Mississippi Museum of Natural Science
- Established: 1932
- Location: Jackson, Mississippi, United States
- Website: www.mdwfp.com/location/museum-natural-science

= Mississippi Museum of Natural Science =

Museum in Jackson, Mississippi

The Mississippi Museum of Natural Science is a museum located in Jackson, Mississippi, United States. It is the largest museum in Mississippi.

==History==
The museum was founded in 1933 by Francis A. Cook as a part of the Mississippi Game and Fish Commission. Francis 'Fannie' Cook led a drive to found the Game and Fish Commission the 1920s, including traveling education exhibits at local and state fairs. Then in 1932, Cook wrote the state's first game laws, and became the museum's first director after the Commission was established by the legislature.

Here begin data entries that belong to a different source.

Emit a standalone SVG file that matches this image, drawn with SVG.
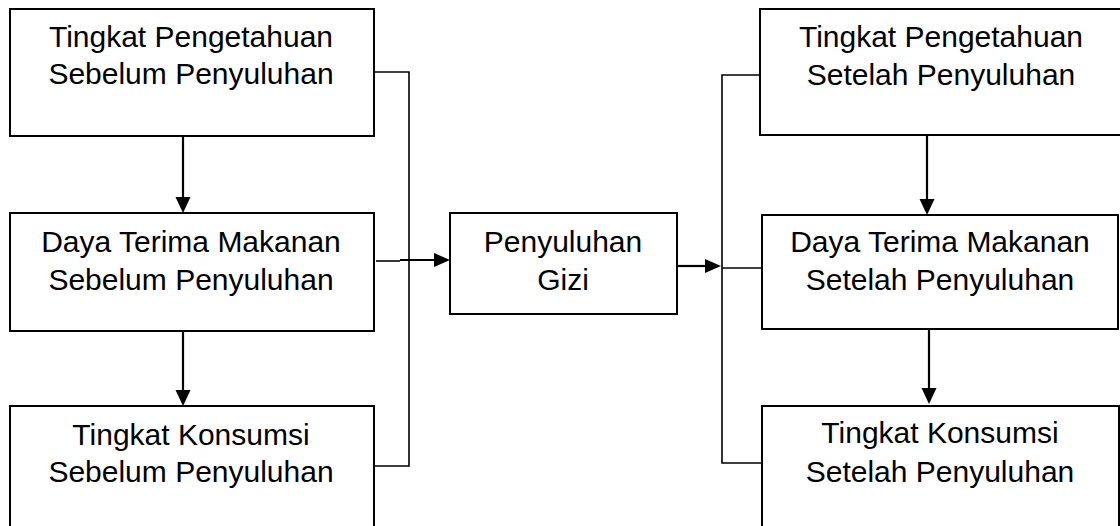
<svg xmlns="http://www.w3.org/2000/svg" width="1120" height="526" viewBox="0 0 1120 526">
<style>
.box{fill:#fff;stroke:#000;stroke-width:2}
.t{font-family:"Liberation Sans",Arial,sans-serif;font-size:30px;fill:#000;text-anchor:middle}
.ln{fill:none;stroke:#000;stroke-width:1.6}
.ar{fill:none;stroke:#000;stroke-width:2.2}
.hd{fill:#000;stroke:none}
</style>
<rect width="1120" height="526" fill="#fff"/>
<g id="connectors">
<path class="ln" d="M374,72 H409 V466 H374"/>
<path class="ln" d="M376,261 H400"/>
<path class="ar" d="M400,260 H436"/>
<polygon class="hd" points="450,260 434,253 434,267"/>
<path class="ar" d="M677,266 H707"/>
<polygon class="hd" points="721,266 705,259 705,273"/>
<path class="ln" d="M760,75 H722 V463 H762"/>
<path class="ln" d="M722,268 H762"/>
<path class="ar" d="M183,136 V199"/>
<polygon class="hd" points="183,213 175.5,197 190.5,197"/>
<path class="ar" d="M183,331 V392"/>
<polygon class="hd" points="183,406 175.5,390 190.5,390"/>
<path class="ar" d="M927,135 V201"/>
<polygon class="hd" points="927,215 919.5,199 934.5,199"/>
<path class="ar" d="M929,329 V390"/>
<polygon class="hd" points="929,404 921.5,388 936.5,388"/>
</g>
<g id="n1">
<rect class="box" x="10" y="9" width="364" height="127"/>
<text class="t" x="191" y="47">Tingkat Pengetahuan</text>
<text class="t" x="191" y="84">Sebelum Penyuluhan</text>
</g>
<g id="n2">
<rect class="box" x="10" y="213" width="364" height="118"/>
<text class="t" x="191" y="252">Daya Terima Makanan</text>
<text class="t" x="191" y="290">Sebelum Penyuluhan</text>
</g>
<g id="n3">
<rect class="box" x="10" y="406" width="364" height="130"/>
<text class="t" x="191" y="445">Tingkat Konsumsi</text>
<text class="t" x="191" y="482">Sebelum Penyuluhan</text>
</g>
<g id="n4">
<rect class="box" x="450" y="213" width="227" height="101"/>
<text class="t" x="563" y="252">Penyuluhan</text>
<text class="t" x="563" y="290">Gizi</text>
</g>
<g id="n5">
<rect class="box" x="760" y="9" width="364" height="126"/>
<text class="t" x="941" y="47">Tingkat Pengetahuan</text>
<text class="t" x="941" y="85">Setelah Penyuluhan</text>
</g>
<g id="n6">
<rect class="box" x="762" y="215" width="356" height="114"/>
<text class="t" x="940" y="252">Daya Terima Makanan</text>
<text class="t" x="940" y="290">Setelah Penyuluhan</text>
</g>
<g id="n7">
<rect class="box" x="762" y="406" width="357" height="130"/>
<text class="t" x="940" y="443">Tingkat Konsumsi</text>
<text class="t" x="940" y="482">Setelah Penyuluhan</text>
</g>
</svg>
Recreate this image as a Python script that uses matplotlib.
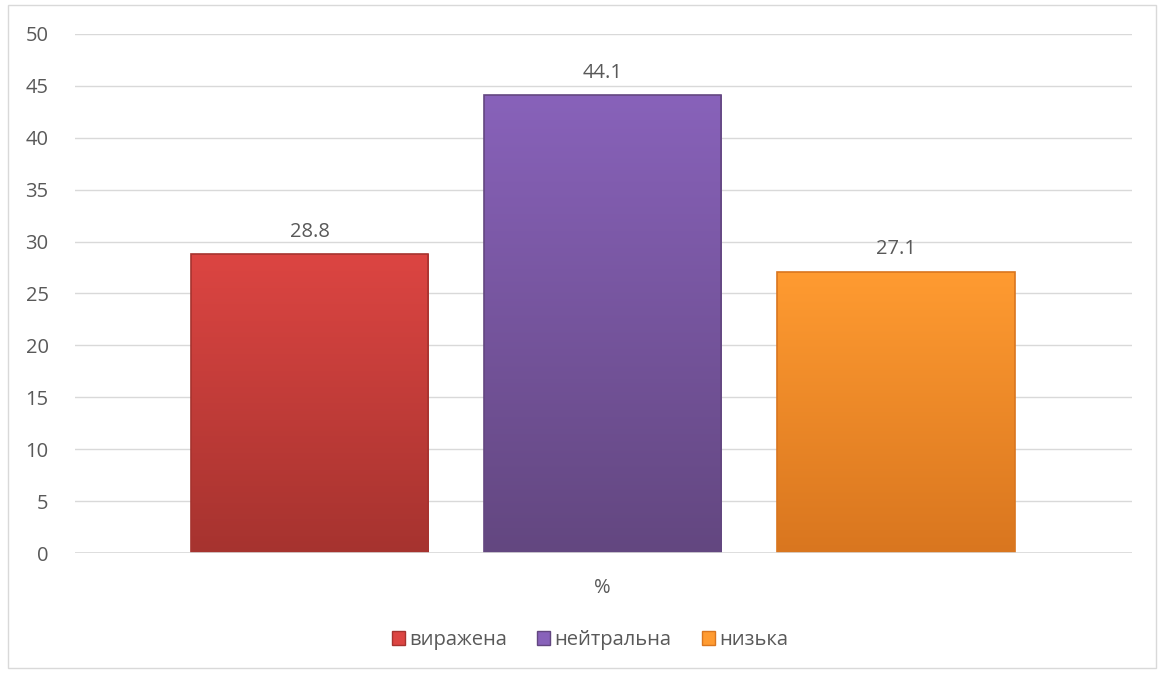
import numpy as np
import matplotlib.pyplot as plt
from matplotlib.patches import Rectangle, Patch
from matplotlib.colors import LinearSegmentedColormap

plt.rcParams['font.family'] = ['Open Sans', 'DejaVu Sans']

categories = ["виражена", "нейтральна", "низька"]
values = [28.8, 44.1, 27.1]
top_colors = ["#dc4542", "#8862ba", "#ff9b31"]
bottom_colors = ["#a6332f", "#634780", "#d9761f"]
text_color = "#595959"
fs = 14.5

fig = plt.figure(figsize=(11.64, 6.73), dpi=100)
# outer chart border
fig.patches.append(Rectangle((0.007, 0.008), 0.986, 0.984, transform=fig.transFigure,
                             fill=False, edgecolor="#d9d9d9", linewidth=1))

ax = fig.add_axes([0.0644, 0.1783, 0.9081, 0.7712])
x = np.arange(len(values))
width = 0.81
bars = ax.bar(x, values, width=width, color=top_colors, zorder=2)

# vertical gradient fill for each bar
grad = np.linspace(1, 0, 256).reshape(-1, 1)
for bar, c_top, c_bot in zip(bars, top_colors, bottom_colors):
    cmap = LinearSegmentedColormap.from_list("g", [c_bot, c_top])
    x0, y0 = bar.get_x(), bar.get_y()
    w, h = bar.get_width(), bar.get_height()
    im = ax.imshow(grad, cmap=cmap, aspect="auto", extent=[x0, x0 + w, y0, y0 + h],
                   zorder=3, vmin=0, vmax=1)
    im.set_clip_path(bar)
    ax.add_patch(Rectangle((x0, y0), w, h, fill=False, edgecolor=c_bot,
                           linewidth=1.2, zorder=4))
    ax.text(x0 + w / 2, y0 + h + 1.2, f"{h:.1f}", ha="center", va="bottom",
            fontsize=fs, color=text_color)

ax.set_xlim(-0.8, 2.805)
ax.set_ylim(0, 50)
ax.set_yticks(range(0, 51, 5))
ax.yaxis.grid(True, color="#d9d9d9", linewidth=1)
ax.set_axisbelow(True)
ax.set_xticks([])
for s in ax.spines.values():
    s.set_visible(False)
ax.axhline(0, color="#d9d9d9", linewidth=1.2, zorder=5)
ax.tick_params(axis="y", length=0, labelsize=fs, labelcolor=text_color, pad=19)

fig.text(602 / 1164, 1 - 588 / 673, "%", ha="center", va="center",
         fontsize=fs, color=text_color)

handles = [Patch(facecolor=c, edgecolor=b) for c, b in zip(top_colors, bottom_colors)]
fig.legend(handles, categories, loc="center", bbox_to_anchor=(590 / 1164, 1 - 640 / 673),
           ncol=3, frameon=False, fontsize=fs, labelcolor=text_color,
           handlelength=0.65, handleheight=0.65, handletextpad=0.2, columnspacing=1.5)

fig.savefig("out.png", dpi=100)
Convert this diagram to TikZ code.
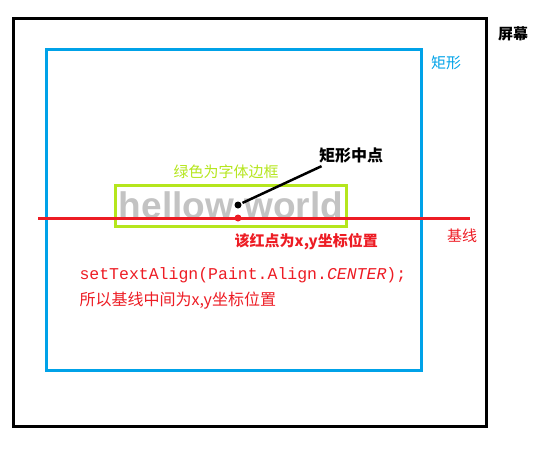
\documentclass[tikz,border=0pt]{standalone}
\usepackage{fontspec}
\setmainfont{Liberation Sans}
\newfontfamily\cjk{Noto Sans CJK SC}
\newfontfamily\codefont{Liberation Mono}
\definecolor{scrblue}{RGB}{0,162,232}
\definecolor{scrred}{RGB}{237,28,36}
\definecolor{scrgreen}{RGB}{181,230,29}
\definecolor{scrgray}{RGB}{195,195,195}

\begin{document}
\begin{tikzpicture}[x=1pt, y=-1pt, line width=3pt,
		lbl/.style = {inner sep=0pt, font=\cjk\fontsize{15}{15}\selectfont},
		dot/.style = {circle, fill, inner sep=0pt, minimum size=7pt}]
		\useasboundingbox (0,0) rectangle (551,459);
		%Screen and rectangle
		\draw (13.5,18.5) rectangle (486.5,426.5);
		\draw[scrblue] (46.5,49.5) rectangle (421.5,370.5);
		\node[lbl, font=\cjk\bfseries\fontsize{15}{15}\selectfont] (screen) at (513,34) {屏幕};
		\node[lbl, scrblue] (rect) at (446,63) {矩形};
		
		%Text with its frame
		\node[anchor=base, inner sep=0pt, scrgray, font=\bfseries\fontsize{37}{37}\selectfont] (text) at (231,218) {hellow world};
		\draw[scrgreen] (115,185) rectangle (346,226);
		\node[lbl, scrgreen] (framelbl) at (226,172) {绿色为字体边框};
		
		%Baseline
		\coordinate (b1) at (38,218);
		\coordinate (b2) at (470,218);
		\draw[scrred] (b1) -- (b2);
		\node[lbl, scrred] (baselbl) at (462,236) {基线};
		
		%Points
		\node[dot, black] (mid) at (238,205) {};
		\node[dot, scrred] (xy) at (238,218) {};
		\node[lbl, font=\cjk\bfseries\fontsize{16}{16}\selectfont] (midlbl) at (351,155) {矩形中点};
		\draw[line width=2.5pt] (mid) -- ([xshift=4pt,yshift=-2pt]midlbl.south west);
		\node[lbl, anchor=west, scrred, font=\cjk\bfseries\fontsize{15}{15}\selectfont] (xylbl) at (233,242) {该红点为x,y坐标位置};
		
		%Explanation
		\node[lbl, anchor=west, scrred, font=\codefont\fontsize{16.5}{16.5}\selectfont] (code) at (78,275) {setTextAlign(Paint.Align.\textit{CENTER});};
		\node[lbl, anchor=west, scrred, font=\cjk\fontsize{16}{16}\selectfont] (note) at (78,301) {所以基线中间为x,y坐标位置};
	\end{tikzpicture}
\end{document}
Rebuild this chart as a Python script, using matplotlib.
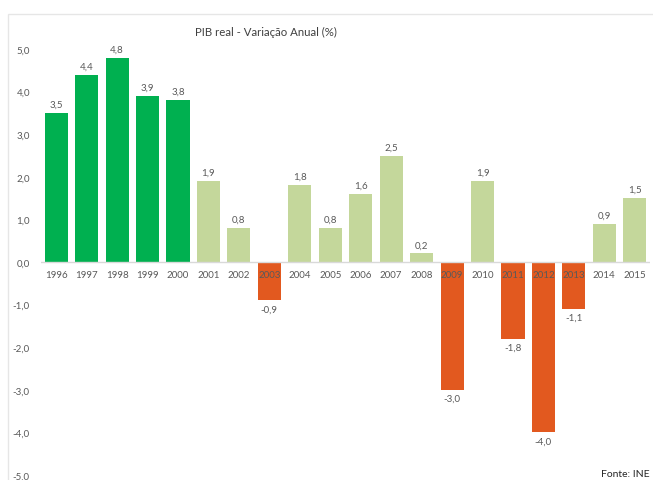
import matplotlib
matplotlib.use("Agg")
import matplotlib.pyplot as plt
import matplotlib.transforms as mtransforms
from matplotlib.patches import Rectangle

years = [str(y) for y in range(1996, 2016)]
values = [3.5, 4.4, 4.8, 3.9, 3.8, 1.9, 0.8, -0.9, 1.8, 0.8, 1.6, 2.5, 0.2,
          -3.0, 1.9, -1.8, -4.0, -1.1, 0.9, 1.5]
yticks = [5, 4, 3, 2, 1, 0, -1, -2, -3, -4, -5]
title = "PIB real - Variação Anual (%)"
source = "Fonte: INE"

DARK = "#00B050"
LIGHT = "#C4D79B"
ORANGE = "#E2591F"
GREY = "#595959"

plt.rcParams['font.family'] = ['Lato', 'DejaVu Sans']

W, H = 653, 481
fig = plt.figure(figsize=(W / 100, H / 100), dpi=100)

# chart border
fig.patches.append(Rectangle((8 / W, -0.1), 1.0, (H - 15) / H + 0.1,
                             transform=fig.transFigure, fill=False,
                             edgecolor="#E6E6E6", linewidth=1.0))

ax = fig.add_axes([41 / W, (H - 476) / H, (650 - 41) / W, (476 - 50) / H])

colors = []
for i, v in enumerate(values):
    if v < 0:
        colors.append(ORANGE)
    elif int(years[i]) <= 2000:
        colors.append(DARK)
    else:
        colors.append(LIGHT)

x = list(range(len(values)))
ax.bar(x, values, width=0.76, color=colors, zorder=1)
ax.set_xlim(-0.5, len(values) - 0.5)
ax.set_ylim(-5, 5)

ax.axhline(0, color="#D9D9D9", linewidth=1.0, zorder=2)

shift = ax.transData + mtransforms.ScaledTranslation(0, -12.5 / 100, fig.dpi_scale_trans)
for xi, v in zip(x, values):
    lab = f"{v:.1f}".replace(".", ",")
    if v >= 0:
        ax.annotate(lab, (xi, v), xytext=(0, 3), textcoords="offset points",
                    ha="center", va="bottom", fontsize=7, color=GREY)
    else:
        ax.annotate(lab, (xi, v), xytext=(0, -3), textcoords="offset points",
                    ha="center", va="top", fontsize=7, color=GREY)
    ax.text(xi, 0, years[xi], transform=shift, ha="center", va="center",
            fontsize=7, color=GREY, zorder=5)

ax.set_xticks([])
ax.set_yticks(yticks)
ax.set_yticklabels([f"{v:.1f}".replace(".", ",") for v in yticks], fontsize=7, color=GREY)
ax.tick_params(axis="y", length=0, pad=8)
for s in ax.spines.values():
    s.set_visible(False)

fig.text(266 / W, 1 - 32 / H, title, ha="center", va="center", fontsize=8.2, color="#404040")
fig.text(650 / W, 1 - 475 / H, source, ha="right", va="center", fontsize=7.5, color="#262626")

fig.savefig("out.png", dpi=100)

In the last seventy years, the main attendees have been the school children and educational institutions.

==Exhibits==
The museum is located in LeFleur's Bluff State Park and features aquariums, habitat exhibits, and nature trails specializing in the flora and fauna of Mississippi. The museum also houses the state's systematic collections, containing more than a million specimens of fish, reptiles, amphibians, birds, mammals, invertebrates, plants, and fossils. The most complete and most used of these collections of taxa are the freshwater fish and mollusks. This museum acts as both a center for research and education. The mission for the Mississippi Museum of Natural Science is to promote understanding and appreciation of Mississippi's biological diversity through collections, research, scientific data bases, education, and exhibits; and to inspire the people of Mississippi to respect the environment and to preserve natural Mississippi.